US Representative Lisa McClain (R-MI) announced that she and 43 other Representatives sent a letter to Treasury Secretary Janet Yellen, on 5 November 2024, regarding beneficial ownership information, requesting a postponement in the implementation of the beneficial ownership information reporting requirements introduced by the Corporate Transparency Act (CTA).
The CTA, which passed the House in 2021, includes complex obligations that businesses must report significant occupational data and sensitive personal information. Without delay, the reporting deadline which runs afoul of Congressional intent will subject millions of small businesses to penalties, fines, and even jail time.
“While CTA intends to target shell corporations engaged in illicit transactions, its language actually targets all legal entities with less than USD 5 million in annual revenues and less than 20 employees – in other words, every small business in the United States,” the Members of Congress wrote. “Failure to comply can result in fines of over USD 590 per day, as well as felony charges and up to two years imprisonment. [The Treasury Department’s Financial Crimes Enforcement Network] FinCEN reported estimates that more than 32 million such entities will be affected by the new law just this year, with an additional 6 million each subsequent year as new businesses are formed.”
“In the meantime, a paperwork violation that includes large fines and jailtime is devasting to America’s small business owners simply trying to make ends meet. We ask that you delay CTA’s implementation date to comply with the intent of the law and allow the legalities, distribution of information and complicated reporting requirements to be clarified,” the Members of Congress continued.

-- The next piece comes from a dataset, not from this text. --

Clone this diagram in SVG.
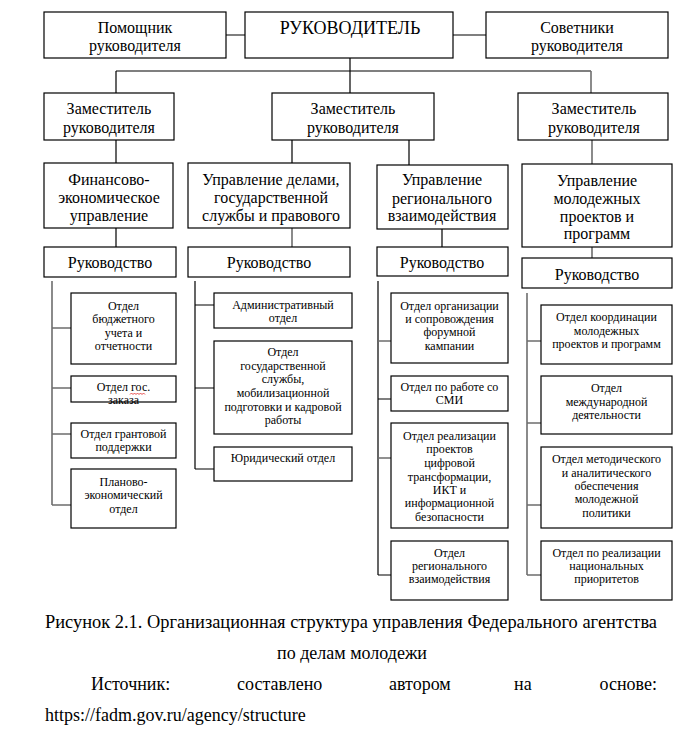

Although filing under the CTA began at the start of this year, FinCEN reports it has received just 10% of required submissions. This compliance rate can be attributed directly to the general lack of awareness among the small business community when it comes to the new rules. Given this massive education gap, it is clear additional time is needed for regulators and other stakeholders to continue their outreach to affected small businesses.
A delay in the year-end filing deadline is also in line with congressional intent.
Effective 1 January 2024, lawmakers explicitly called for a reporting deadline of “not later than two years after the effective date of the regulations” for existing entities. This timeframe was designed to give affected entities sufficient time to learn of, understand and comply with the new reporting regime. FinCEN instead promulgated a one-year deadline of 1 January, 2025 – an unrealistically short window with which to educate America’s small business community.”